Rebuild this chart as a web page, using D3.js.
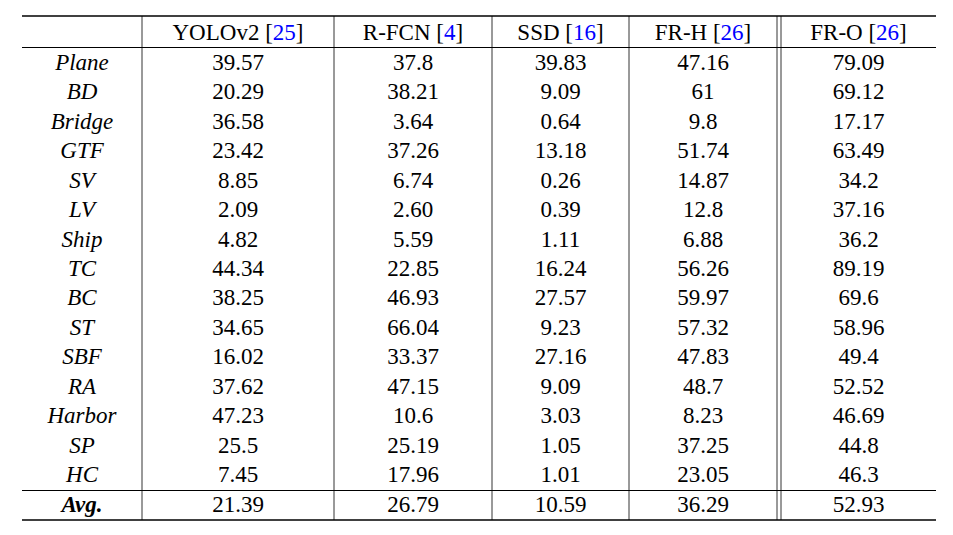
<!DOCTYPE html>
<html>
<head>
	<script src="https://cdn.jsdelivr.net/npm/d3@7/dist/d3.min.js"></script>
	<style>
		html, body { padding: 0; margin: 0; background: #fff; }
	</style>
</head>
<body>
	<script>
		var width = 953, height = 535;

		var methods = ["YOLOv2", "R-FCN", "SSD", "FR-H", "FR-O"];
		var refs = ["25", "4", "16", "26", "26"];
		var classes = ["Plane", "BD", "Bridge", "GTF", "SV", "LV", "Ship", "TC", "BC", "ST", "SBF", "RA", "Harbor", "SP", "HC"];
		var yolo = ["39.57", "20.29", "36.58", "23.42", "8.85", "2.09", "4.82", "44.34", "38.25", "34.65", "16.02", "37.62", "47.23", "25.5", "7.45"];
		var rfcn = ["37.8", "38.21", "3.64", "37.26", "6.74", "2.60", "5.59", "22.85", "46.93", "66.04", "33.37", "47.15", "10.6", "25.19", "17.96"];
		var ssd = ["39.83", "9.09", "0.64", "13.18", "0.26", "0.39", "1.11", "16.24", "27.57", "9.23", "27.16", "9.09", "3.03", "1.05", "1.01"];
		var frh = ["47.16", "61", "9.8", "51.74", "14.87", "12.8", "6.88", "56.26", "59.97", "57.32", "47.83", "48.7", "8.23", "37.25", "23.05"];
		var fro = ["79.09", "69.12", "17.17", "63.49", "34.2", "37.16", "36.2", "89.19", "69.6", "58.96", "49.4", "52.52", "46.69", "44.8", "46.3"];
		var avg = ["21.39", "26.79", "10.59", "36.29", "52.93"];

		var series = [yolo, rfcn, ssd, frh, fro];
		var colEdges = [22, 142, 334, 492, 629, 777, 936];
		var font = "'Liberation Serif', serif";

		var svg = d3.select("body").append("svg")
			.attr("width", width).attr("height", height)
			.style("font-family", font).style("font-size", "23px");

		// row centres of the 15 class rows
		var y = d3.scaleLinear().domain([0, 14]).range([62, 474]);
		function cx(i) { return i === 4 ? (781 + 936) / 2 : (colEdges[i + 1] + colEdges[i + 2]) / 2; }

		// horizontal rules
		[[16, 1.4], [47.5, 1], [490.5, 1], [520, 1.4]].forEach(function (r) {
			svg.append("line").attr("x1", 22).attr("x2", 936).attr("y1", r[0]).attr("y2", r[0])
				.attr("stroke", "#000").attr("stroke-width", r[1]);
		});
		// vertical rules
		[142, 334, 492, 629, 777, 781].forEach(function (x) {
			svg.append("line").attr("x1", x).attr("x2", x).attr("y1", 16).attr("y2", 520)
				.attr("stroke", "#000").attr("stroke-width", 0.8);
		});

		// header
		methods.forEach(function (m, i) {
			var t = svg.append("text").attr("x", cx(i)).attr("y", 32).attr("dy", "0.35em")
				.attr("text-anchor", "middle").attr("fill", "#000");
			t.append("tspan").text(m + " ");
			t.append("tspan").text("[");
			t.append("tspan").attr("fill", "#0000ff").text(refs[i]);
			t.append("tspan").text("]");
		});

		// class labels
		svg.selectAll("text.cls").data(classes).enter().append("text")
			.attr("class", "cls").attr("x", 82).attr("y", function (d, i) { return y(i); })
			.attr("dy", "0.35em").attr("text-anchor", "middle").style("font-style", "italic")
			.text(function (d) { return d; });

		// values
		series.forEach(function (s, j) {
			svg.selectAll("text.v" + j).data(s).enter().append("text")
				.attr("class", "v" + j).attr("x", cx(j)).attr("y", function (d, i) { return y(i); })
				.attr("dy", "0.35em").attr("text-anchor", "middle")
				.text(function (d) { return d; });
		});

		// average row
		svg.append("text").attr("x", 82).attr("y", 504).attr("dy", "0.35em").attr("text-anchor", "middle")
			.style("font-style", "italic").style("font-weight", "bold").text("Avg.");
		avg.forEach(function (v, j) {
			svg.append("text").attr("x", cx(j)).attr("y", 504).attr("dy", "0.35em")
				.attr("text-anchor", "middle").text(v);
		});
	</script>
</body>
</html>
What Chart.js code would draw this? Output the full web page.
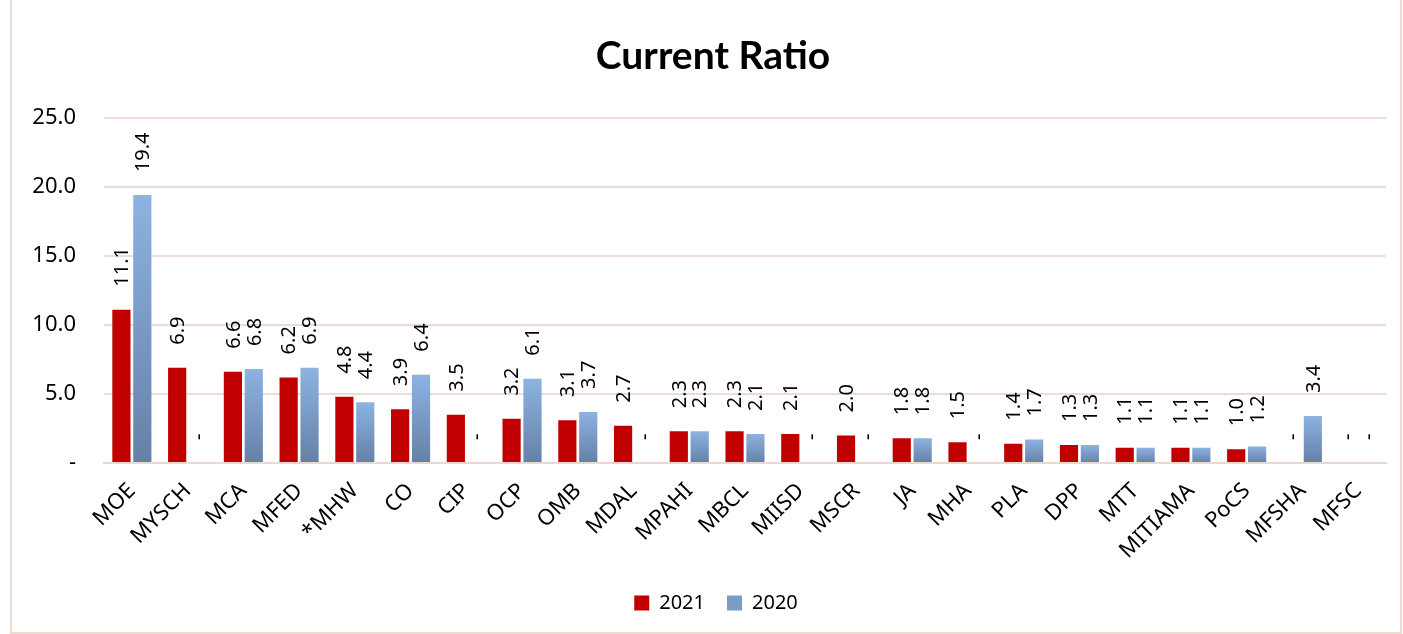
<!DOCTYPE html>
<html>
<head>
<meta charset="utf-8">
<script src="https://cdn.jsdelivr.net/npm/chart.js@4"></script>
<style>
  body { margin: 0; background: #fff; }
  #wrap {
    position: absolute; left: 10px; top: -2px;
    width: 1388px; height: 632px;
    border: 2px solid #eadcd3;
  }
</style>
</head>
<body>
<div id="wrap"><canvas id="myChart"></canvas></div>
<script>
// chart data
var categories = ['MOE', 'MYSCH', 'MCA', 'MFED', '*MHW', 'CO', 'CIP', 'OCP', 'OMB', 'MDAL', 'MPAHI',
    'MBCL', 'MIISD', 'MSCR', 'JA', 'MHA', 'PLA', 'DPP', 'MTT', 'MITIAMA', 'PoCS', 'MFSHA', 'MFSC'];
var values2021 = [11.1, 6.9, 6.6, 6.2, 4.8, 3.9, 3.5, 3.2, 3.1, 2.7, 2.3,
    2.3, 2.1, 2.0, 1.8, 1.5, 1.4, 1.3, 1.1, 1.1, 1.0, 0, 0];
var values2020 = [19.4, 0, 6.8, 6.9, 4.4, 6.4, 0, 6.1, 3.7, 0, 2.3,
    2.1, 0, 0, 1.8, 0, 1.7, 1.3, 1.1, 1.1, 1.2, 3.4, 0];
var yTicks = [0, 5, 10, 15, 20, 25];

var fontFamily = "'Noto Sans', 'DejaVu Sans', sans-serif";

// vertical gradient per bar, light on top, darker at the base
function blueFill(context) {
    var chart = context.chart;
    var y = chart.scales && chart.scales.y;
    if (context.type !== 'data' || !y || !chart.chartArea) return '#7c9bc7';
    var top = y.getPixelForValue(context.raw);
    var bottom = y.getPixelForValue(0);
    if (bottom - top < 1) return '#7c9bc7';
    var g = chart.ctx.createLinearGradient(0, top, 0, bottom);
    g.addColorStop(0, '#8db3e2');
    g.addColorStop(1, '#6580a6');
    return g;
}

// draws rotated value labels above the bars
var barLabels = {
    id: 'barLabels',
    afterDatasetsDraw: function (chart) {
        var ctx = chart.ctx;
        ctx.save();
        ctx.font = '20px ' + fontFamily;
        ctx.fillStyle = '#000';
        ctx.textAlign = 'left';
        ctx.textBaseline = 'middle';
        chart.data.datasets.forEach(function (ds, i) {
            var meta = chart.getDatasetMeta(i);
            meta.data.forEach(function (bar, j) {
                var v = ds.data[j];
                var txt = v === 0 ? '-' : v.toFixed(1);
                ctx.save();
                ctx.translate(bar.x + 1, bar.y - 23);
                ctx.rotate(-Math.PI / 2);
                ctx.fillText(txt, 0, 0);
                ctx.restore();
            });
        });
        ctx.restore();
    }
};

var ctx = document.getElementById('myChart').getContext('2d');
var chart = new Chart(ctx, {
    type: 'bar',
    data: {
        labels: categories,
        datasets: [{
            label: '2021',
            data: values2021,
            backgroundColor: '#c00000'
        }, {
            label: '2020',
            data: values2020,
            backgroundColor: blueFill
        }]
    },
    plugins: [barLabels],
    options: {
        responsive: true,
        maintainAspectRatio: false,
        animation: false,
        categoryPercentage: 0.75,
        barPercentage: 0.87,
        layout: { padding: { left: 0, right: 14, top: 20, bottom: 9 } },
        plugins: {
            title: {
                display: true,
                text: 'Current Ratio',
                color: '#000',
                font: { family: "Lato, 'Open Sans', sans-serif", size: 39, weight: 'bold' },
                padding: { top: 13, bottom: 38 }
            },
            legend: {
                position: 'bottom',
                labels: {
                    color: '#000',
                    font: { family: fontFamily, size: 20 },
                    boxWidth: 15,
                    boxHeight: 15,
                    padding: 22,
                    generateLabels: function (chart) {
                        return chart.data.datasets.map(function (ds, i) {
                            return {
                                text: ds.label,
                                fillStyle: i === 0 ? '#c00000' : '#7c9bc7',
                                strokeStyle: 'rgba(0,0,0,0)',
                                lineWidth: 0,
                                datasetIndex: i,
                                fontColor: '#000'
                            };
                        });
                    }
                }
            },
            tooltip: { enabled: false }
        },
        scales: {
            x: {
                grid: { display: false },
                border: { color: '#ead9d0', width: 2 },
                afterFit: function (axis) { axis.height = 108; },
                ticks: {
                    color: '#000',
                    padding: 7,
                    font: { family: fontFamily, size: 22 },
                    maxRotation: 45,
                    minRotation: 45,
                    autoSkip: false
                }
            },
            y: {
                min: 0,
                max: 25,
                afterBuildTicks: function (axis) {
                    axis.ticks = yTicks.map(function (v) { return { value: v }; });
                },
                afterFit: function (axis) { axis.width = 92; },
                grid: { color: '#ecdcd3', lineWidth: 2, drawTicks: false },
                border: { display: false },
                ticks: {
                    color: '#000',
                    padding: 28,
                    font: { family: fontFamily, size: 22 },
                    callback: function (v) { return v === 0 ? '-' : v.toFixed(1); }
                }
            }
        }
    }
});

// title and legend sit a little right of the canvas centre in the original
function nudge(box, dx) {
    var orig = box.draw;
    box.draw = function () {
        ctx.save();
        ctx.translate(dx, 0);
        orig.apply(this, arguments);
        ctx.restore();
    };
}
nudge(chart.titleBlock, 14);
nudge(chart.legend, 17);
chart.draw();
</script>
</body>
</html>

________________

* _EXERCISE OBJECTIVE_:
Write out exactly the opening lines of the data, stopping after the line that holds "var width = 953, height = 535;". Exclude pictures.

* _WRITTEN SOLUTION_:
Rebuild this chart as a web page, using D3.js.
<!DOCTYPE html>
<html>
<head>
	<script src="https://cdn.jsdelivr.net/npm/d3@7/dist/d3.min.js"></script>
	<style>
		html, body { padding: 0; margin: 0; background: #fff; }
	</style>
</head>
<body>
	<script>
		var width = 953, height = 535;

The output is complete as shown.